Physicist Erwin Schrödinger inspires Google Doodle

12 Aug 2013

The Google Doodle in honour of physicist Erwin Schrödinger

Internet search giant Google is tipping its hat to Erwin Schrödinger in a Google Doodle today, the 126th anniversary of the physicist’s birth.

The static Google Doodle – a stylised Google logo on Google’s homepage – features a drawing of two cats among letters in the word ‘Google’ in the midst of an equation.

Schrödinger is the Nobel prize winner behind the equation at the heart of quantum physics.

He was born on 12 August 1887 in Vienna. He was schooled at home as a child and went on to study theoretical physics at the University of Vienna. Military service came calling, however, which he took on voluntarily and then resumed during World War I.

Schrödinger returned to the study of physics after the war, particularly experimental physics. In 1925, when he was working as a physics professor at the University of Zurich, he formulated a wave equation that gave the energy levels of atoms. This work led to his earning the Nobel prize in physics in 1933.

Schrödinger was also a critic of conventional interpretations of quantum mechanics. He used the paradox of what would become known as ‘Schrödinger’s cat’, that illustrated what Schrödinger saw as the problem of the Copenhagen interpretation of quantum mechanics applied to everyday objects, resulting in a contradiction with common sense.

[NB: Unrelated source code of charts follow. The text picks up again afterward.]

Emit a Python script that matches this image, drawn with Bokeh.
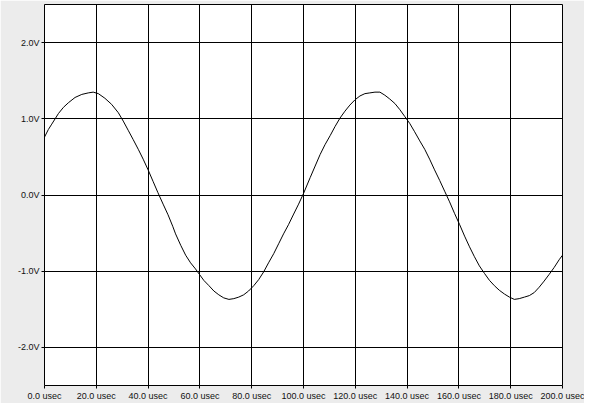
from bokeh.plotting import figure
from bokeh.models import FixedTicker, PrintfTickFormatter, Range1d
from bokeh.embed import file_html
from bokeh.resources import INLINE

# time in microseconds, voltage in volts
t_usec = [0.0, 1.5, 2.8, 4.1, 5.4, 7.3, 9.2, 11.8, 14.4, 16.9, 18.8, 20.8, 23.3,
          25.9, 28.5, 30.4, 32.3, 34.2, 36.2, 38.1, 40.0, 41.9, 43.8, 45.8, 47.7,
          49.5, 50.6, 52.6, 54.5, 56.4, 58.3, 60.0, 61.5, 63.5, 65.4, 67.3, 69.2,
          71.2, 73.1, 75.0, 76.9, 78.8, 80.8, 82.7, 84.6, 86.5, 88.5, 90.4, 92.3,
          94.2, 96.2, 98.1, 100.0, 102.6, 104.5, 106.4, 108.3, 110.3, 112.2, 114.1,
          116.0, 117.9, 119.9, 121.8, 123.7, 125.6, 127.6, 129.5, 131.4, 133.3,
          135.3, 137.2, 139.1, 141.0, 142.9, 144.9, 146.8, 148.7, 150.6, 152.6,
          154.5, 156.4, 158.3, 160.3, 162.2, 164.1, 166.0, 167.9, 169.9, 171.8,
          173.7, 175.6, 177.6, 179.5, 181.4, 183.3, 185.3, 187.2, 189.1, 191.0,
          192.9, 194.9, 196.8, 198.7, 200.0]
volts = [0.76, 0.86, 0.93, 1.00, 1.07, 1.15, 1.21, 1.28, 1.32, 1.34, 1.35, 1.33, 1.27,
         1.19, 1.08, 0.97, 0.85, 0.73, 0.60, 0.47, 0.33, 0.18, 0.03, -0.12, -0.26,
         -0.41, -0.51, -0.66, -0.79, -0.89, -0.97, -1.05, -1.12, -1.19, -1.26, -1.31, -1.35,
         -1.37, -1.36, -1.34, -1.31, -1.26, -1.19, -1.11, -1.01, -0.89, -0.77, -0.64, -0.51,
         -0.39, -0.25, -0.12, 0.02, 0.23, 0.38, 0.53, 0.66, 0.78, 0.90, 1.01,
         1.10, 1.18, 1.25, 1.30, 1.33, 1.34, 1.35, 1.35, 1.31, 1.26,
         1.20, 1.12, 1.03, 0.94, 0.83, 0.71, 0.60, 0.47, 0.33, 0.19,
         0.05, -0.09, -0.24, -0.39, -0.54, -0.68, -0.81, -0.93, -1.03, -1.12,
         -1.19, -1.25, -1.30, -1.34, -1.37, -1.36, -1.34, -1.32, -1.28, -1.21,
         -1.13, -1.04, -0.95, -0.85, -0.79]

x_ticks = [0, 20, 40, 60, 80, 100, 120, 140, 160, 180, 200]
y_ticks = [-2, -1, 0, 1, 2]

p = figure(width=584, height=403, output_backend="svg", toolbar_location=None,
           x_range=Range1d(0, 200), y_range=Range1d(-2.5, 2.5),
           min_border_left=44, min_border_right=22, min_border_top=4,
           min_border_bottom=16)
p.background_fill_color = "white"
p.border_fill_color = "#ececec"
p.outline_line_color = "black"
p.outline_line_width = 1

p.line(t_usec, volts, line_color="black", line_width=1)

for ax in (p.xaxis[0], p.yaxis[0]):
    ax.axis_line_color = None
    ax.major_tick_in = 0
    ax.major_tick_out = 3
    ax.major_tick_line_color = "black"
    ax.minor_tick_line_color = None
    ax.major_label_text_font = "Liberation Sans"
    ax.major_label_text_font_size = "9px"
    ax.major_label_text_color = "#111111"
    ax.major_label_standoff = 2

p.xaxis[0].ticker = FixedTicker(ticks=x_ticks)
p.xaxis[0].formatter = PrintfTickFormatter(format="%.1f usec")
p.yaxis[0].ticker = FixedTicker(ticks=y_ticks)
p.yaxis[0].formatter = PrintfTickFormatter(format="%.1fV")

p.xgrid[0].ticker = FixedTicker(ticks=x_ticks)
p.ygrid[0].ticker = FixedTicker(ticks=y_ticks)
for g in (p.xgrid[0], p.ygrid[0]):
    g.grid_line_color = "black"
    g.grid_line_width = 1
    g.grid_line_alpha = 1.0

open("out.html", "w").write(file_html(p, INLINE))
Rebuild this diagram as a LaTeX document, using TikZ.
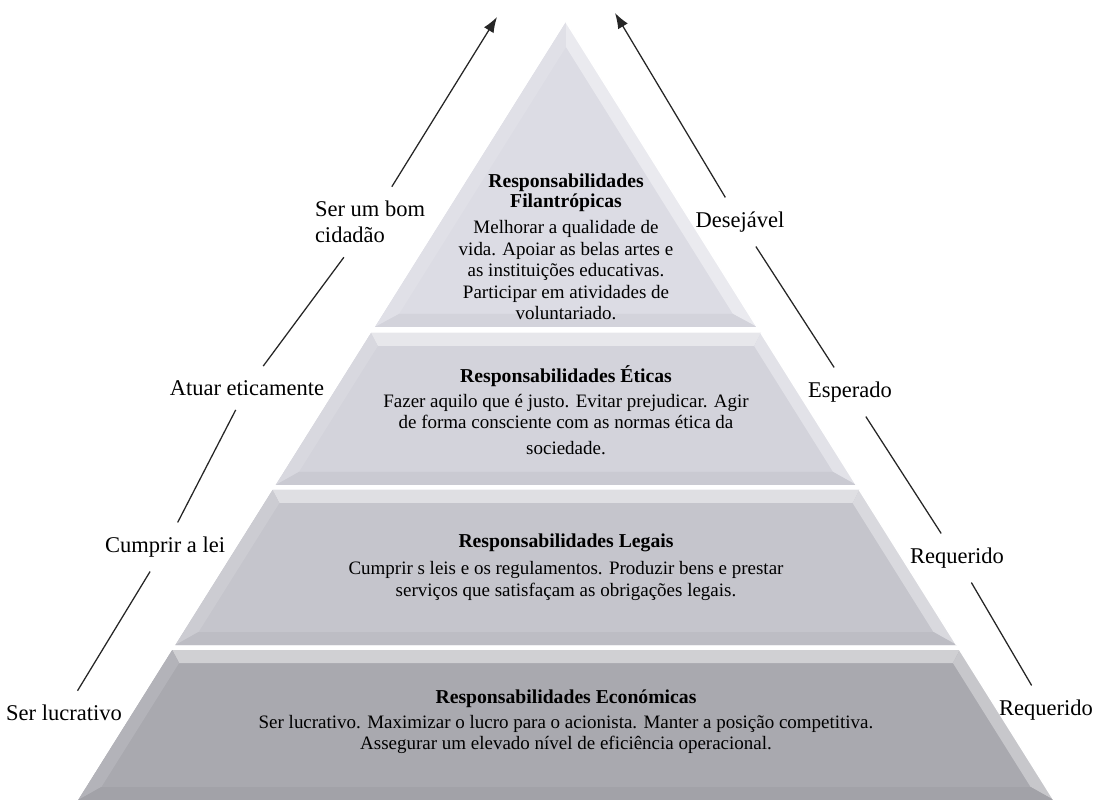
\documentclass[tikz,border=0pt]{standalone}
\usepackage{fontspec}
\setmainfont{Liberation Serif}
\usetikzlibrary{arrows.meta,positioning}
\definecolor{filcol}{HTML}{DCDCE4}
\definecolor{eticol}{HTML}{D3D3DB}
\definecolor{legcol}{HTML}{C5C5CC}
\definecolor{ecocol}{HTML}{A9A9AF}
\newcommand{\ttl}[1]{{\fontsize{14}{15.3}\selectfont\bfseries #1}}
% one bevelled tier of the pyramid: top y, bottom y, colour
\newcommand{\tier}[3]{%
  \pgfmathsetmacro\xlt{566-0.627*(#1-22)}%
  \pgfmathsetmacro\xrt{566+0.627*(#1-22)}%
  \pgfmathsetmacro\xlb{566-0.627*(#2-22)}%
  \pgfmathsetmacro\xrb{566+0.627*(#2-22)}%
  \pgfmathsetmacro\ya{#1+13}%
  \pgfmathsetmacro\yb{#2-13}%
  \pgfmathsetmacro\ilt{566-0.627*(\ya-22)+15}%
  \pgfmathsetmacro\irt{566+0.627*(\ya-22)-15}%
  \pgfmathsetmacro\ilb{566-0.627*(\yb-22)+15}%
  \pgfmathsetmacro\irb{566+0.627*(\yb-22)-15}%
  \fill[#3] (\xlt,#1) -- (\xrt,#1) -- (\xrb,#2) -- (\xlb,#2) -- cycle;
  \fill[#3!55!white] (\xlt,#1) -- (\xrt,#1) -- (\irt,\ya) -- (\ilt,\ya) -- cycle;
  \fill[#3!88!white] (\xlt,#1) -- (\ilt,\ya) -- (\ilb,\yb) -- (\xlb,#2) -- cycle;
  \fill[#3!65!white] (\xrt,#1) -- (\xrb,#2) -- (\irb,\yb) -- (\irt,\ya) -- cycle;
  \fill[#3!96!black] (\xlb,#2) -- (\ilb,\yb) -- (\irb,\yb) -- (\xrb,#2) -- cycle;
  \draw[white,line width=1pt] (\xrt,#1) -- (\xrb,#2);
}

\begin{document}
\begin{tikzpicture}[x=0.025cm,y=-0.025cm,
    lab/.style={font=\fontsize{16}{18.5}\selectfont,inner xsep=2pt,inner ysep=10pt},
    tiertext/.style={font=\fontsize{13.5}{15.3}\selectfont,align=center},
    seg/.style={draw=black!85,line width=0.9pt}]
\useasboundingbox (0,0) rectangle (1094,800);

% pyramid
\fill[filcol] (566,22) -- (757,327) -- (375,327) -- cycle;
\fill[filcol!88!white] (566,22) -- (566,47) -- (399,314) -- (375,327) -- cycle;
\fill[filcol!60!white] (566,22) -- (757,327) -- (733,314) -- (566,47) -- cycle;
\fill[filcol!96!black] (375,327) -- (399,314) -- (733,314) -- (757,327) -- cycle;
\draw[white,line width=1pt] (566,22) -- (757,327);
\tier{333}{485}{eticol}
\tier{490}{645}{legcol}
\tier{650}{800}{ecocol}

% texts of the tiers
\node[tiertext] (fil) at (566,247) {\ttl{Responsabilidades}\\[-1pt]\ttl{Filantrópicas}\\[3pt]
  Melhorar a qualidade de\\vida. Apoiar as belas artes e\\as instituições educativas.\\
  Participar em atividades de\\voluntariado.};
\node[tiertext] (eti) at (566,410) {\ttl{Responsabilidades Éticas}\\[2.5pt]
  Fazer aquilo que é justo. Evitar prejudicar. Agir\\de forma consciente com as normas ética da\\[3pt]sociedade.};
\node[tiertext] (leg) at (566,567) {\ttl{Responsabilidades Legais}\\[4pt]
  Cumprir s leis e os regulamentos. Produzir bens e prestar\\serviços que satisfaçam as obrigações legais.};
\node[tiertext] (eco) at (566,722) {\ttl{Responsabilidades Económicas}\\[2pt]
  Ser lucrativo. Maximizar o lucro para o acionista. Manter a posição competitiva.\\
  Assegurar um elevado nível de eficiência operacional.};

% left scale
\node[lab] (lucr) at (64,713) {Ser lucrativo};
\node[lab] (cump) at (165,547) {Cumprir a lei};
\node[lab] (atuar) at (247,388) {Atuar eticamente};
\node[lab,align=left] (cid) at (370,222) {Ser um bom\\cidadão};
\coordinate (ltip) at (497,17);
\draw[seg] (lucr) -- (cump);
\draw[seg] (cump) -- (atuar);
\draw[seg] (atuar) -- (cid);
\draw[seg,-{Latex[length=11pt,width=8pt]}] (cid) -- (ltip);

% right scale
\node[lab] (req2) at (1046,710) {Requerido};
\node[lab] (req1) at (957,558) {Requerido};
\node[lab] (esp) at (850,392) {Esperado};
\node[lab] (des) at (740,222) {Desejável};
\coordinate (rtip) at (615,13);
\draw[seg] (req2) -- (req1);
\draw[seg] (req1) -- (esp);
\draw[seg] (esp) -- (des);
\draw[seg,-{Latex[length=11pt,width=8pt]}] (des) -- (rtip);
\end{tikzpicture}
\end{document}
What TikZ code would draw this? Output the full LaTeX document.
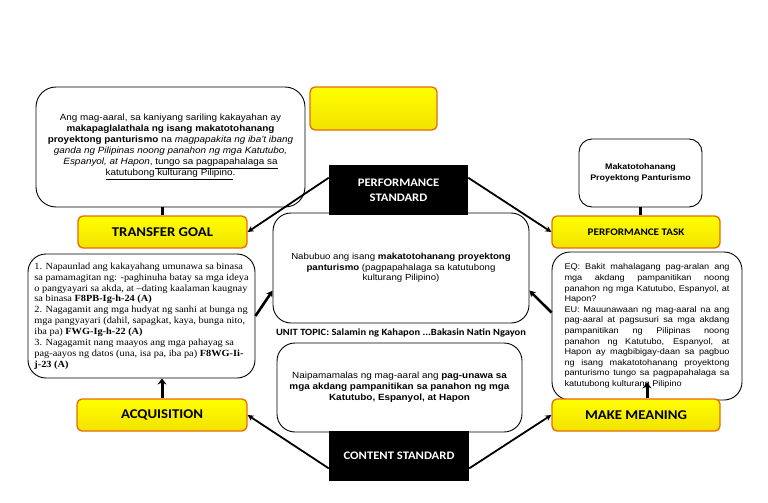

Physicist Erwin Schrödinger

Physicist Erwin Schrödinger (1887-1961)

He also expanded his study of physics into the areas of colour theory, thermodynamics, and statistical mechanics. His 1944 book, What is Life? took a closer look at the phenomenon of life from a physics perspective.

That book had been based on public lectures Schrödinger had delivered in February 1943, under the auspices of the Dublin Institute for Advanced Studies at Trinity College Dublin.

Schrödinger died in Vienna on 4 January 1961, leaving behind his wife, Annemarie, whom he married in 1920.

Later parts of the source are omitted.